Educated Americans still understand that the best way to build financial success and a happy life is to get married and stay married. And when you remove the very poor and those people with multiple divorces from the statistics, we get and stayed married as much as we ever did.
The difference, I think, is that the experience of WWII taught a generation that everything can end in an instant. So, the idea of waiting until your wedding night to experience that one thing suddenly seemed a fool’s errand.
And they couldn’t really hold their sons to a different standard (they could their daughters of course).

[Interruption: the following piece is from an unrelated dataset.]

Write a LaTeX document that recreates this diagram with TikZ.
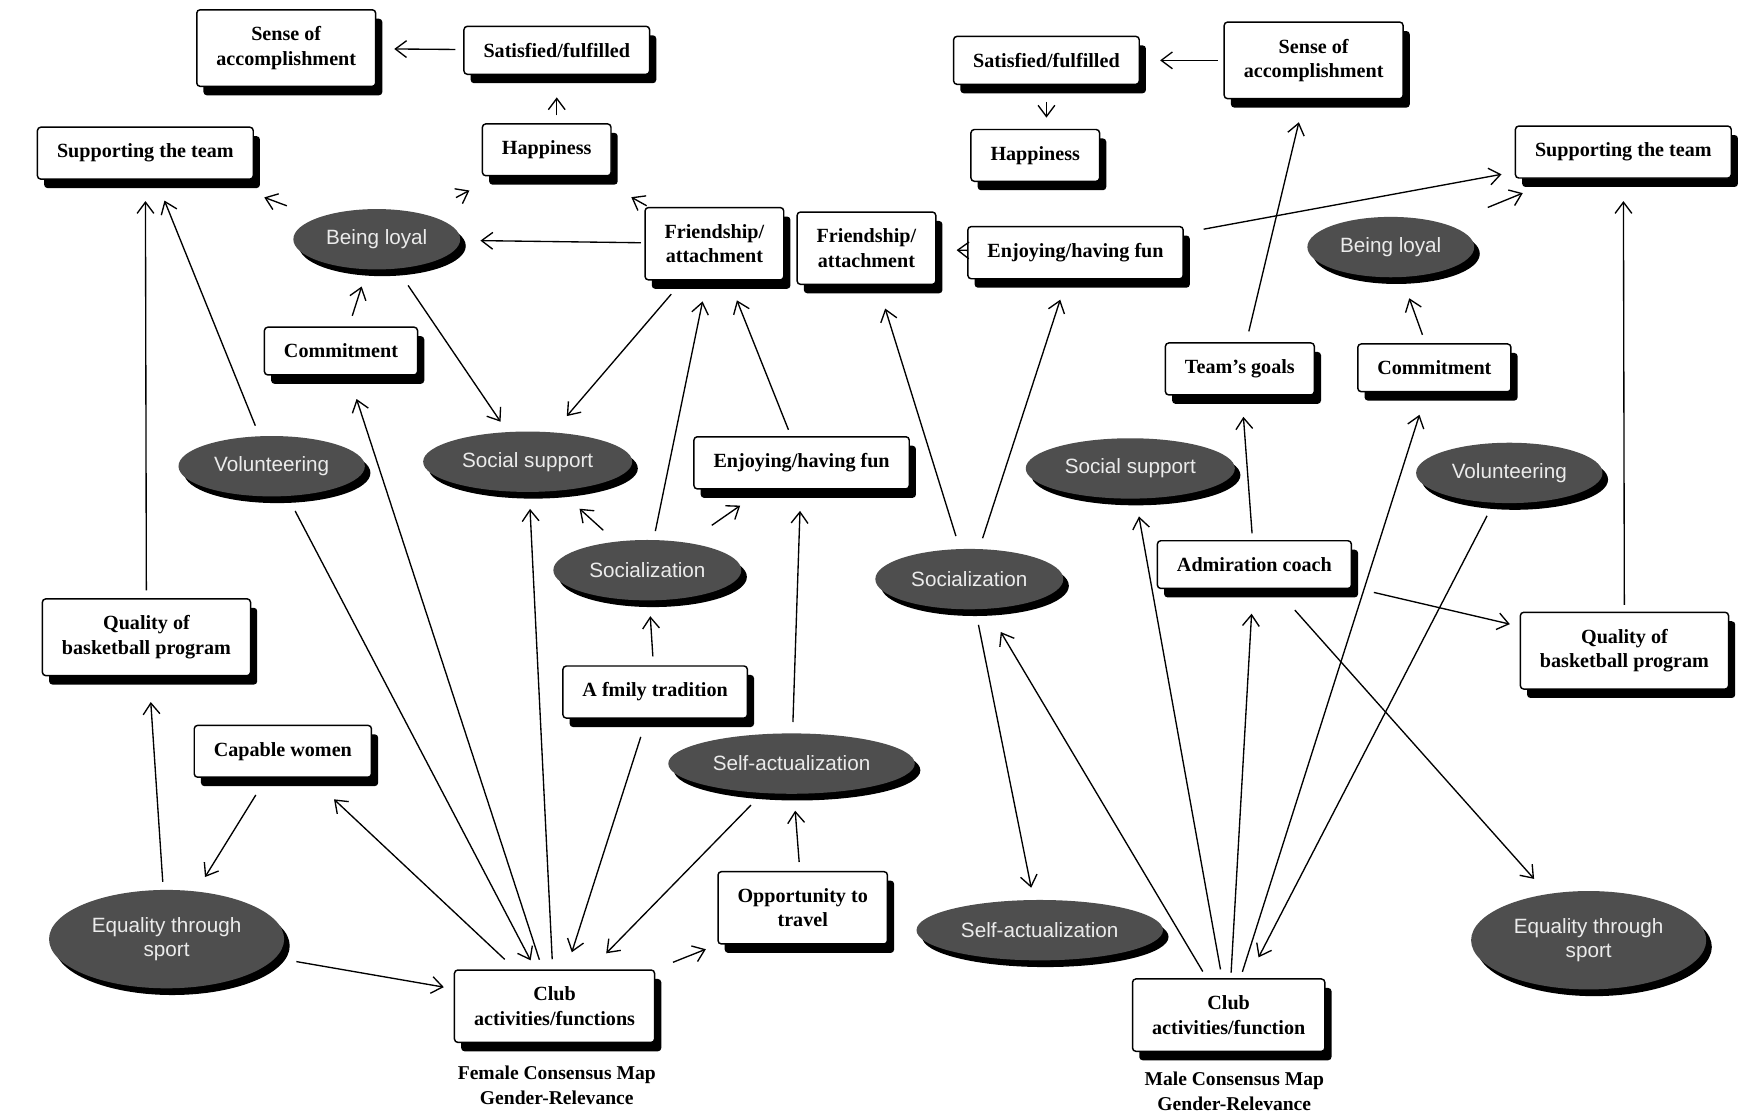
\documentclass[tikz,border=0pt]{standalone}
\usepackage{fontspec}
\setmainfont{Liberation Serif}
\newfontfamily\blobfont{Liberation Sans}
\usepackage{xcolor}
\usetikzlibrary{shapes,arrows.meta,shadows,calc}
\definecolor{blobgray}{RGB}{78,78,78}
\definecolor{blobtext}{RGB}{235,235,235}
\tikzset{
  box/.style={draw, line width=1.3pt, rounded corners=3pt, fill=white, align=center,
    inner xsep=17.5pt, inner ysep=15pt, font=\bfseries\fontsize{18}{22}\selectfont,
    drop shadow={shadow xshift=6pt, shadow yshift=-8pt, fill=black, opacity=1}},
  blob/.style={ellipse, fill=blobgray, text=blobtext, align=center,
    inner xsep=7.5pt, inner ysep=0pt, minimum height=54pt,
    font=\blobfont\fontsize{18.5}{22}\selectfont,
    drop shadow={shadow xshift=5pt, shadow yshift=-6pt, fill=black, opacity=1}},
  mapnote/.style={align=center, font=\bfseries\fontsize{17.5}{22}\selectfont},
  link/.style={line width=1.2pt, -{Straight Barb[length=10pt,width=15pt]},
    shorten <=10pt, shorten >=19pt}
}

\begin{document}
\begin{tikzpicture}[x=1pt,y=-1pt]
    \path[use as bounding box, fill=white] (0,0) rectangle (1568,998);

    % Female map
    \node[box] (sense1) at (256,43) {Sense of\\accomplishment};
    \node[box] (sat1) at (498,45) {Satisfied/fulfilled};
    \node[box] (happy1) at (489,134) {Happiness};
    \node[box] (support1) at (130,137) {Supporting the team};
    \node[blob] (loyal1) at (337,214) {Being loyal};
    \node[box] (friend1) at (639,218) {Friendship/\\attachment};
    \node[box] (commit1) at (305,314) {Commitment};
    \node[blob] (volun1) at (243,417) {Volunteering};
    \node[blob] (social1) at (472,413) {Social support};
    \node[box] (enjoy1) at (717,414) {Enjoying/having fun};
    \node[blob] (socializ1) at (579,510) {Socialization};
    \node[box] (tradition1) at (586,619) {A fmily tradition};
    \node[blob] (selfact1) at (708,683) {Self-actualization};
    \node[box] (quality1) at (131,570) {Quality of\\basketball program};
    \node[box] (capable1) at (253,672) {Capable women};
    \node[blob, minimum height=88pt] (equality1) at (149,840) {Equality through\\sport};
    \node[box] (club1) at (496,900) {Club\\activities/functions};
    \node[box] (travel1) at (718,812) {Opportunity to\\travel};
    \node[mapnote] (femnote) at (498,971) {Female Consensus Map\\Gender-Relevance};

    \draw[link, shorten <=7pt, shorten >=16pt] (sat1) -- (sense1);
    \draw[link, shorten <=7pt, shorten >=20pt] (happy1.north -| sat1.south) -- (sat1.south);
    \draw[link, shorten <=3pt, shorten >=18pt] (friend1) -- (loyal1);
    \draw[link, shorten <=2pt, shorten >=38pt] (friend1) -- (happy1);
    \draw[link, shorten <=32pt, shorten >=27pt] (loyal1) -- (happy1);
    \draw[link, shorten <=30pt, shorten >=45pt] (loyal1) -- (support1);
    \draw[link, shorten <=10pt, shorten >=16pt] (commit1) -- (loyal1);
    \draw[link, shorten <=18pt, shorten >=11pt] (loyal1) -- (social1);
    \draw[link, shorten <=16pt] (friend1) -- (social1);
    \draw[link, shorten >=20pt] (volun1) -- (support1);
    \draw[link, shorten <=7pt] (quality1) -- (support1);
    \draw[link, shorten <=7pt, shorten >=23pt] (equality1) -- (quality1);
    \draw[link, shorten <=18pt, shorten >=15pt] (capable1) -- (equality1);
    \draw[link, shorten <=19pt, shorten >=9pt] (equality1) -- (club1);
    \draw[link, shorten <=13pt, shorten >=28pt] (club1) -- (capable1);
    \draw[link, shorten <=17pt, shorten >=11pt] (club1.north east) -- (travel1.south west);
    \draw[link, shorten <=8pt, shorten >=15pt] (travel1) -- (selfact1);
    \draw[link, shorten <=15pt, shorten >=20pt] (selfact1) -- (club1);
    \draw[link] (selfact1) -- (enjoy1);
    \draw[link, shorten <=6pt] (enjoy1) -- (friend1);
    \draw[link, shorten <=8pt] (socializ1) -- (friend1);
    \draw[link, shorten <=27pt, shorten >=25pt] (socializ1) -- (enjoy1);
    \draw[link, shorten <=15pt, shorten >=24pt] (socializ1) -- (social1);
    \draw[link, shorten <=8pt, shorten >=14pt] (tradition1) -- (socializ1);
    \draw[link, shorten <=15pt, shorten >=9pt] (volun1) -- (club1);
    \draw[link, shorten <=9pt, shorten >=22pt] (club1) -- (commit1);
    \draw[link, shorten <=9pt, shorten >=15pt] (club1) -- (social1);
    \draw[link, shorten <=17pt, shorten >=16pt] (tradition1) -- (club1);

    % Male map
    \node[box] (sat2) at (936,54) {Satisfied/fulfilled};
    \node[box] (sense2) at (1175,54) {Sense of\\accomplishment};
    \node[box] (happy2) at (926,139) {Happiness};
    \node[box] (friend2) at (775,222) {Friendship/\\attachment};
    \node[box] (enjoy2) at (962,226) {Enjoying/having fun};
    \node[box] (support2) at (1452,136) {Supporting the team};
    \node[blob] (loyal2) at (1244,221) {Being loyal};
    \node[box] (goals2) at (1109,330) {Team’s goals};
    \node[box] (commit2) at (1283,329) {Commitment};
    \node[blob] (social2) at (1011,419) {Social support};
    \node[blob] (volun2) at (1350,423) {Volunteering};
    \node[box] (admir2) at (1122,505) {Admiration coach};
    \node[blob] (socializ2) at (867,518) {Socialization};
    \node[box] (quality2) at (1453,582) {Quality of\\basketball program};
    \node[blob] (selfact2) at (930,832) {Self-actualization};
    \node[blob, minimum height=88pt] (equality2) at (1421,841) {Equality through\\sport};
    \node[box] (club2) at (1099,908) {Club\\activities/function};
    \node[mapnote] (malenote) at (1104,976) {Male Consensus Map\\Gender-Relevance};

    \draw[link, shorten <=5pt, shorten >=18pt] (sense2) -- (sat2);
    \draw[link, shorten <=15pt, shorten >=10pt] (sat2.south) -- (happy2.north -| sat2.south);
    \draw[link, shorten <=0pt, shorten >=18pt] (enjoy2) -- (friend2);
    \draw[link, shorten <=18pt, shorten >=12pt] (enjoy2) -- (support2);
    \draw[link, shorten <=40pt, shorten >=34pt] (loyal2) -- (support2);
    \draw[link, shorten >=21pt] (goals2) -- (sense2);
    \draw[link, shorten <=8pt, shorten >=20pt] (commit2) -- (loyal2);
    \draw[link, shorten <=6pt, shorten >=20pt] (quality2) -- (support2);
    \draw[link, shorten <=6pt] (admir2) -- (goals2);
    \draw[link, shorten <=20pt, shorten >=9pt] (admir2) -- (quality2);
    \draw[link, shorten <=25pt, shorten >=18pt] (admir2) -- (equality2);
    \draw[link, shorten <=5pt, shorten >=22pt] (club2) -- (admir2);
    \draw[link, shorten <=8pt, shorten >=16pt] (club2) -- (social2);
    \draw[link, shorten <=6pt, shorten >=21pt] (club2) -- (commit2);
    \draw[link, shorten <=13pt, shorten >=21pt] (volun2) -- (club2);
    \draw[link, shorten <=7pt, shorten >=24pt] (club2) -- (socializ2);
    \draw[link, shorten <=14pt, shorten >=11pt] (socializ2) -- (selfact2);
    \draw[link, shorten <=12pt, shorten >=22pt] (socializ2) -- (friend2);
    \draw[link] (socializ2) -- (enjoy2);
\end{tikzpicture}
\end{document}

Americans who succeed have generally come to believe that the time to get married is your late 20s or early 30s. Expecting people to keep their pants on for that length of time is unreasonable. My grandmother was married at 17. I was married at 34. Was I supposed to wait two of her lifetimes?
I mean, all those things you cite are basically the reason that I am not a libertarian, but rather a conservative. I think government is an absolute necessity and sometimes, it is the only place where a problem may be solved.
But it can’t solve everything and attempts to do so create more problems that lead to more government intervention and now that path lies madness.
I think that so many people either serving or working in a militarized economy created a belief that leaders knew what they were doing.
I like mine better. :)
That chick got murdered, right?
Probably as good a chance that ten years later he was learning an important lesson about how important God is in the jungles of Vietnam (and reading Playboy).
I guess I took issue with how quickly so many here piled on Hefner with knee-jerk clichés when news of his death came last night, "Moral degenerate! Reprobate! Burn in hell!" as if Hugh Hefner single-handedly infected a straight-laced Eisenhower America with filth, forever corrupting a once chaste and virtuous society. Hefner merely provided American culture with something it was asking for at the time it was asking for it. He was as much a product of post-war cultural upheavals as he was an influence on them.